##### RECORDS FOR THIS TASK
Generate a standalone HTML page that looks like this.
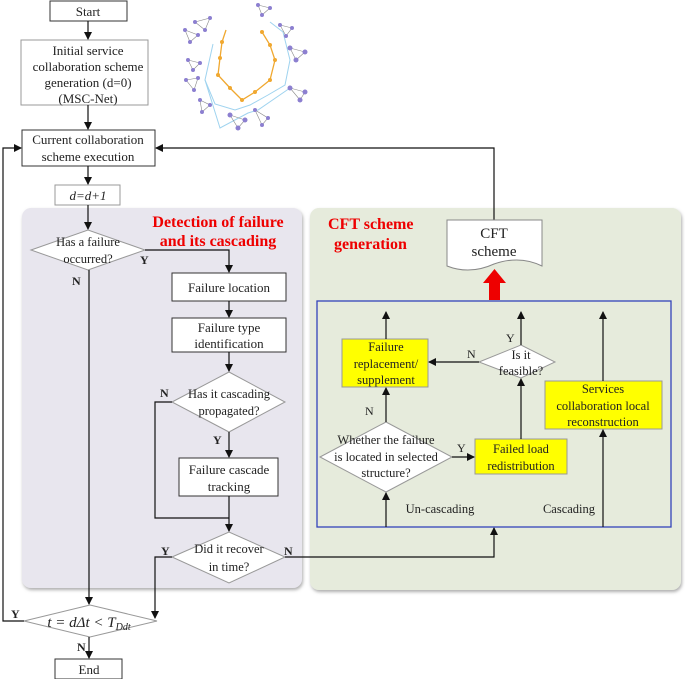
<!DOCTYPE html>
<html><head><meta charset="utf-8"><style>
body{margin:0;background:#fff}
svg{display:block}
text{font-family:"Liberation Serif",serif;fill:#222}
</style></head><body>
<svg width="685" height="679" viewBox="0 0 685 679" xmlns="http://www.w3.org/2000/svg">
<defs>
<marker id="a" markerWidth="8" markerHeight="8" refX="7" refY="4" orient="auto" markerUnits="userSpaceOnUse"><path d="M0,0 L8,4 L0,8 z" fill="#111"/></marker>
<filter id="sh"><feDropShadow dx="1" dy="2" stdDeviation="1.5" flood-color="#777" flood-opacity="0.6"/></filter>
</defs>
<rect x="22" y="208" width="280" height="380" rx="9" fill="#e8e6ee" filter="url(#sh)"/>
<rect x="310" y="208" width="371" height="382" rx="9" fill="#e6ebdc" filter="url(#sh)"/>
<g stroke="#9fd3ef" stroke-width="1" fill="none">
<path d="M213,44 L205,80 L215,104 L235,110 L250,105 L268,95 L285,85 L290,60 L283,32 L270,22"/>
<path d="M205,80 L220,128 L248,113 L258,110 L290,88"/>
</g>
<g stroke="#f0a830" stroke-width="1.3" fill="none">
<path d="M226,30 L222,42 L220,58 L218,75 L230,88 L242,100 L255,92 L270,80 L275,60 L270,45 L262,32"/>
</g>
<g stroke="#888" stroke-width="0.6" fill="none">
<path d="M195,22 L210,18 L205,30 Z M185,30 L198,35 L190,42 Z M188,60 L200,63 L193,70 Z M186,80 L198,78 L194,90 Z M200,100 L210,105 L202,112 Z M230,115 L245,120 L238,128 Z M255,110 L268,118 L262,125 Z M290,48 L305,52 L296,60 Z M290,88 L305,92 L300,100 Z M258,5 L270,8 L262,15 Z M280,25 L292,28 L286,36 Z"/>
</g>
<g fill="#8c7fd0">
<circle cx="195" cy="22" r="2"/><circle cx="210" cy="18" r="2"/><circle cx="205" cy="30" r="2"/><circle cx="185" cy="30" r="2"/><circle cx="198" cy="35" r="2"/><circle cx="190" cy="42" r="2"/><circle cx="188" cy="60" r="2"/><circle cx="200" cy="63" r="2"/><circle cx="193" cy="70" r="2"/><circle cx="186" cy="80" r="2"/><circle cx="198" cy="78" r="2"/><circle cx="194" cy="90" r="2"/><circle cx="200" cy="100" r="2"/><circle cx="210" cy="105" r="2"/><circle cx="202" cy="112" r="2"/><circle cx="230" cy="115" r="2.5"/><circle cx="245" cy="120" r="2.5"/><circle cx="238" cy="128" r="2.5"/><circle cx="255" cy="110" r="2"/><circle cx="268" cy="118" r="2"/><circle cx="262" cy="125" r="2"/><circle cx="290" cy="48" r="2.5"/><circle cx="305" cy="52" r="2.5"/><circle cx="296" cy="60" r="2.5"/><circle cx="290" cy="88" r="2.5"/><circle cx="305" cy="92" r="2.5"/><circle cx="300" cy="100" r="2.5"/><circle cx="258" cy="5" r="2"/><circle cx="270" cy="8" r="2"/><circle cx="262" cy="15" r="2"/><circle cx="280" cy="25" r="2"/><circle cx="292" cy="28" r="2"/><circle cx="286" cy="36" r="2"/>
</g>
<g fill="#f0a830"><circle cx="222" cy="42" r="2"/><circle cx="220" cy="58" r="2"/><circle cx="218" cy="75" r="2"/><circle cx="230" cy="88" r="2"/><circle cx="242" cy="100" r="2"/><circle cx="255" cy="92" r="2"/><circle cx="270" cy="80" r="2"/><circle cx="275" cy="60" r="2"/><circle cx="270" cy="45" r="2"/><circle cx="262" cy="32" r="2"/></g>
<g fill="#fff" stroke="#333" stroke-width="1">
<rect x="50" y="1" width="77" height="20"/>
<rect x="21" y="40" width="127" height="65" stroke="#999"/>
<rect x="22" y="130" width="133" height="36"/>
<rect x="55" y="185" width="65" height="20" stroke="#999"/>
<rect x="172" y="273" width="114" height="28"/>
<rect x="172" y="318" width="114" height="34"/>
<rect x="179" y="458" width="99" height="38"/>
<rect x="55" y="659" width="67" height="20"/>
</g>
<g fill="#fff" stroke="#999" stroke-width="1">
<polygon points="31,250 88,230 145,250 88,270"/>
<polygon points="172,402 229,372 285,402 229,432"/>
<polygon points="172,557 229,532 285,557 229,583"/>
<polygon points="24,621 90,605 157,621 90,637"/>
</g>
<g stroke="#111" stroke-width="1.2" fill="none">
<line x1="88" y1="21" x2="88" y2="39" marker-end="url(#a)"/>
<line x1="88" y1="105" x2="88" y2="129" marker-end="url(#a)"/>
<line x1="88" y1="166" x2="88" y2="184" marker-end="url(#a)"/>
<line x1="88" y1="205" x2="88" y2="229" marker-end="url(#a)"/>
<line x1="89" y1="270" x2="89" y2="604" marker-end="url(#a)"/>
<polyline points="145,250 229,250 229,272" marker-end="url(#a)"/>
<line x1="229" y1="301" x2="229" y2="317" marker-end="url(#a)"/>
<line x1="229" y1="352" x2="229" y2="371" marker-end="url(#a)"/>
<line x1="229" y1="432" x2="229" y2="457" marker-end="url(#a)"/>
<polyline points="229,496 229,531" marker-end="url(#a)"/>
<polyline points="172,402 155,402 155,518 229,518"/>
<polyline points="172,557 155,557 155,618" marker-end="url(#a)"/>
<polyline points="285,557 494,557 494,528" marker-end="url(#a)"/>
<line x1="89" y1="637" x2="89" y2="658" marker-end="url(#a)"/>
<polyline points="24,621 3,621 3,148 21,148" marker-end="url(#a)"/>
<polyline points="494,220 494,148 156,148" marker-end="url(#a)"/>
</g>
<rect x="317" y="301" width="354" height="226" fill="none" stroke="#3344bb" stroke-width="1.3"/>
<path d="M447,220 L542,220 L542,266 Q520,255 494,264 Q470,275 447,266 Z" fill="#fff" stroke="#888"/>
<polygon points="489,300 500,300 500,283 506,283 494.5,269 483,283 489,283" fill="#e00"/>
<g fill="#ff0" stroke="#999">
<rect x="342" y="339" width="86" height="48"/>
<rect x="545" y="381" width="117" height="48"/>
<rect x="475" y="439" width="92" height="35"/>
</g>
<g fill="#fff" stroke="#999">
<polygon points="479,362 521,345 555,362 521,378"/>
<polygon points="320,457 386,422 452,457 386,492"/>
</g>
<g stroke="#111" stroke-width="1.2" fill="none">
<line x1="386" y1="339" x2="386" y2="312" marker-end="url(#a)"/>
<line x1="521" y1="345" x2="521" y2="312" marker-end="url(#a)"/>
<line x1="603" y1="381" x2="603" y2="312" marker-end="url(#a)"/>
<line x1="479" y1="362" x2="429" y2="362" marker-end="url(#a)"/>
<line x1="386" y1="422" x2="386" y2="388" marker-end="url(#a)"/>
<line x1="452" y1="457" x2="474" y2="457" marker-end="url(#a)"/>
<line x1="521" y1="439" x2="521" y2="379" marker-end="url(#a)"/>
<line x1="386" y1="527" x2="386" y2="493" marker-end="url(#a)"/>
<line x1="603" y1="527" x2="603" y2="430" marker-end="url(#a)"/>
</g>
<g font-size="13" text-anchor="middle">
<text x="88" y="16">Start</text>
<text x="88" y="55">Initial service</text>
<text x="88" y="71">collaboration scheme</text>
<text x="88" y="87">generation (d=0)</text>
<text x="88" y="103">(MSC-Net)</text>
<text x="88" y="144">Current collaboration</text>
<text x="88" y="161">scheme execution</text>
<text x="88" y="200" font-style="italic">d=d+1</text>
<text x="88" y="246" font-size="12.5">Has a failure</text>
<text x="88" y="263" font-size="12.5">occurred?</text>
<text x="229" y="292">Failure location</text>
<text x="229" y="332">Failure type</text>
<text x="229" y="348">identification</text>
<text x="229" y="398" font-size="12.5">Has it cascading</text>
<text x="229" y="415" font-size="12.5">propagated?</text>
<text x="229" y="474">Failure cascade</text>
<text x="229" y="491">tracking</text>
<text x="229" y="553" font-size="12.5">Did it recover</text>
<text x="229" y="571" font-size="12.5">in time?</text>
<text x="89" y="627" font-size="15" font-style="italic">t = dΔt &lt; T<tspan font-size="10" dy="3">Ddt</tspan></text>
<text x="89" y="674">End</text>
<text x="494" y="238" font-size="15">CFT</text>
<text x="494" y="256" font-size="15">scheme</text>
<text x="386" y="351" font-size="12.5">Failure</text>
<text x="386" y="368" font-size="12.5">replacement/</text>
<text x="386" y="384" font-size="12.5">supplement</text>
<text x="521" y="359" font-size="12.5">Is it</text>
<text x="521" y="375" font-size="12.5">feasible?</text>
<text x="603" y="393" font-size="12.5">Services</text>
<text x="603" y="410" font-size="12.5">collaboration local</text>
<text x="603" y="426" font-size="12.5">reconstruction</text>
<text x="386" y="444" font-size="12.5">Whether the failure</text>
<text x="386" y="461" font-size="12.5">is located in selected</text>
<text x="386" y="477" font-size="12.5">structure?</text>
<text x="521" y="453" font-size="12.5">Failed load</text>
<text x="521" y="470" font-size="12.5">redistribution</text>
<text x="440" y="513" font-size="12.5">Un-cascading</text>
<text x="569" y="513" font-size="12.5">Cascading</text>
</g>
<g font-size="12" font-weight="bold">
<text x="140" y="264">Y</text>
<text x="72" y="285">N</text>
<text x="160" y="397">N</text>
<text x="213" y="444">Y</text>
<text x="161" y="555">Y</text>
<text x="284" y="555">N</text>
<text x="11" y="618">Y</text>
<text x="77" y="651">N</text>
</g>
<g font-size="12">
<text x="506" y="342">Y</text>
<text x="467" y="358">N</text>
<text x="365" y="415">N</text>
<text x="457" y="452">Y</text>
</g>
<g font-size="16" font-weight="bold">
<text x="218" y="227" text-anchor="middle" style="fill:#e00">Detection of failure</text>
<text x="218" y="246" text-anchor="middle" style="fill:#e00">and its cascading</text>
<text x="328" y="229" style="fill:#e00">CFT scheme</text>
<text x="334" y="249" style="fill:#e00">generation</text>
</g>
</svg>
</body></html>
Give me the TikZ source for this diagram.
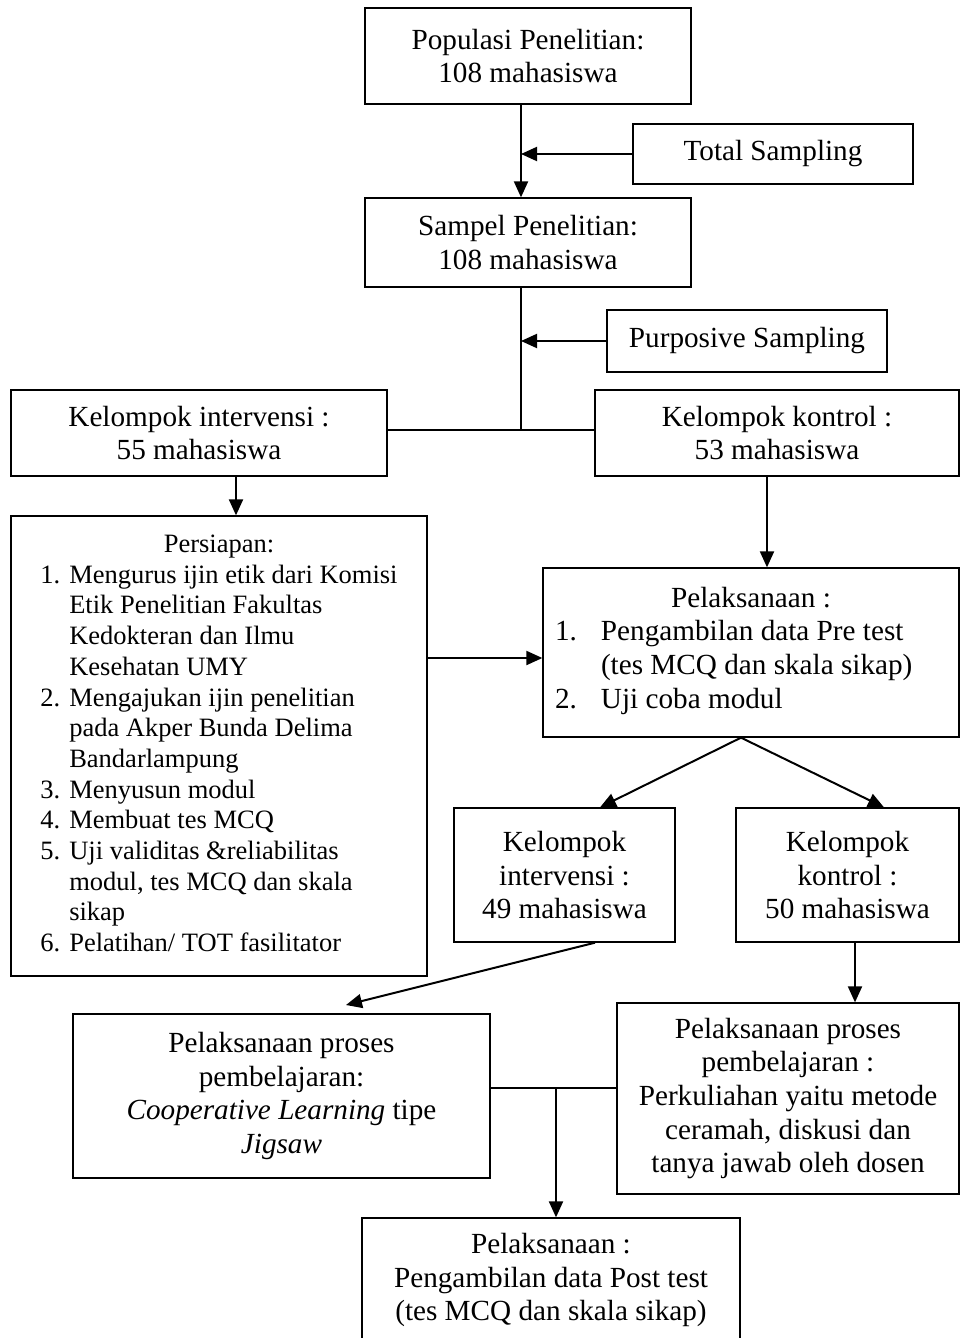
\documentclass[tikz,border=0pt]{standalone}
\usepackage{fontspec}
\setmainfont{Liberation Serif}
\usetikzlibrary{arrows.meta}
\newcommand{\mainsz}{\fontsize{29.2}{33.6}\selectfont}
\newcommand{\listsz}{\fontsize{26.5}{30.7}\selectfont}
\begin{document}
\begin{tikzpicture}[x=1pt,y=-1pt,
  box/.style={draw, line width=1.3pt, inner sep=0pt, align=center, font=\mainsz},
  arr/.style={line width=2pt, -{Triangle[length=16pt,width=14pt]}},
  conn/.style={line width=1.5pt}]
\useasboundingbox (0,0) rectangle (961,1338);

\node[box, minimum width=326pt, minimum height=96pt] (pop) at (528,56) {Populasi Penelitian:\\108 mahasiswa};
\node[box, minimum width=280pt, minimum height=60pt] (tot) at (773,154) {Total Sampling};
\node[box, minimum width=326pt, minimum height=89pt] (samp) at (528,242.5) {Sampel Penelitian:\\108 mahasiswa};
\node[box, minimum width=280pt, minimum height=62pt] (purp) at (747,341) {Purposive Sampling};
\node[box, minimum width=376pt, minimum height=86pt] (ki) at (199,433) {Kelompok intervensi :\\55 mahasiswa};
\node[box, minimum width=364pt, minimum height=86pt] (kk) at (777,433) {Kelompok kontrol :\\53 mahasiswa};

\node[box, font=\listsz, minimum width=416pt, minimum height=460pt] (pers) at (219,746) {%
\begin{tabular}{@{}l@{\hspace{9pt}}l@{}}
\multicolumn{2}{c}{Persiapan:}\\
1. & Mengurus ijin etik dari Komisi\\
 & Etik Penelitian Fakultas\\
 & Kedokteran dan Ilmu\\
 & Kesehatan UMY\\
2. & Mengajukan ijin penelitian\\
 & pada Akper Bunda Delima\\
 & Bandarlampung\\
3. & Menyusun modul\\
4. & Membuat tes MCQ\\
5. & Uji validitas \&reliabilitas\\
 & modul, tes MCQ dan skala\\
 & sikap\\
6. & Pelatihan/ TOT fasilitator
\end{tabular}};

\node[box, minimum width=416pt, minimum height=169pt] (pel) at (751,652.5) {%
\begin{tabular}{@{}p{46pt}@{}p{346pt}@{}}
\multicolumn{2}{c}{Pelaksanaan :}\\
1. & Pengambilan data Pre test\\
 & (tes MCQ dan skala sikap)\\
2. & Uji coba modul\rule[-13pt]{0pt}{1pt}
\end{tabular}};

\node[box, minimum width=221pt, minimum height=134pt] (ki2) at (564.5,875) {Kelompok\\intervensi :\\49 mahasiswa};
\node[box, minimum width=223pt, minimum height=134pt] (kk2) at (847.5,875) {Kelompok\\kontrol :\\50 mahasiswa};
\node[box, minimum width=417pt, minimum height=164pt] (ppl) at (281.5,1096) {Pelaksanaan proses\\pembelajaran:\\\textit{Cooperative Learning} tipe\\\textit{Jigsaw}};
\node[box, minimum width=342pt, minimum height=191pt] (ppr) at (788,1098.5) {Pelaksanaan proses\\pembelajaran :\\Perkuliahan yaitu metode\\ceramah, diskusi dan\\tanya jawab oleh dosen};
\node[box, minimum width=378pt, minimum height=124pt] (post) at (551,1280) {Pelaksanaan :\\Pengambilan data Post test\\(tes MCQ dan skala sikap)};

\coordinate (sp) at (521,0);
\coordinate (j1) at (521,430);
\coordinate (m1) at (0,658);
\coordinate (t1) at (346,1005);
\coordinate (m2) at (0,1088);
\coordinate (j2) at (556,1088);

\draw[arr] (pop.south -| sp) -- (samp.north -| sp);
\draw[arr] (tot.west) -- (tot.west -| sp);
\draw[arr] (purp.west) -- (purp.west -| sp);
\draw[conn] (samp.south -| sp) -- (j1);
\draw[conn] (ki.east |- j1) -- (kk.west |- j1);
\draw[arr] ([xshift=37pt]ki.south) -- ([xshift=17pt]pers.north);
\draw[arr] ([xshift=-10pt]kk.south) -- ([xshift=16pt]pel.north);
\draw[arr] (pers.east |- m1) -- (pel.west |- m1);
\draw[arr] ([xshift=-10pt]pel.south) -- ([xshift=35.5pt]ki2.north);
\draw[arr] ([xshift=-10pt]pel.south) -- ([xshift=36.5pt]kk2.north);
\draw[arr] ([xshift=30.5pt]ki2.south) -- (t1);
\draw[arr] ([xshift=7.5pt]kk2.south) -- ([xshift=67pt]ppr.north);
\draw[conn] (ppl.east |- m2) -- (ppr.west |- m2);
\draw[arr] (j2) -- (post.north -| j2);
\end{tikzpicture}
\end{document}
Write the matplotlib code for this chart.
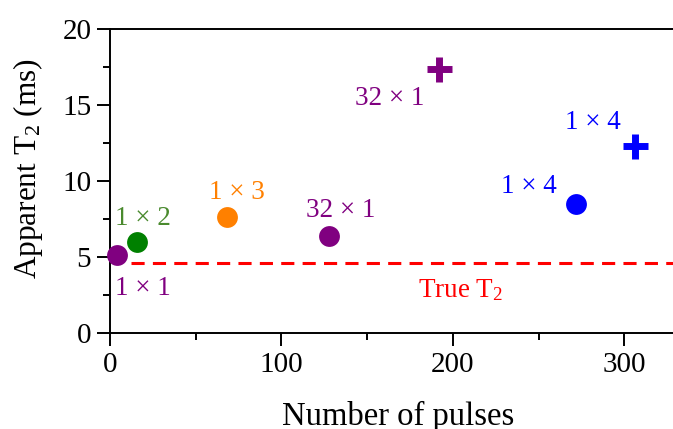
##########
◆ **WHAT THIS TASK INVOLVES**:
Your task is to transcribe exactly the lines starting at the line that contains "Give me the TikZ source for this diagram." and ending at the line that contains "(0,0) rectangle (961,1338);", both included. Leave out the pictures.

◆ **SOLUTION TO THIS PROBLEM**:
Give me the TikZ source for this diagram.
\documentclass[tikz,border=0pt]{standalone}
\usepackage{fontspec}
\setmainfont{Liberation Serif}
\usetikzlibrary{arrows.meta}
\newcommand{\mainsz}{\fontsize{29.2}{33.6}\selectfont}
\newcommand{\listsz}{\fontsize{26.5}{30.7}\selectfont}
\begin{document}
\begin{tikzpicture}[x=1pt,y=-1pt,
  box/.style={draw, line width=1.3pt, inner sep=0pt, align=center, font=\mainsz},
  arr/.style={line width=2pt, -{Triangle[length=16pt,width=14pt]}},
  conn/.style={line width=1.5pt}]
\useasboundingbox (0,0) rectangle (961,1338);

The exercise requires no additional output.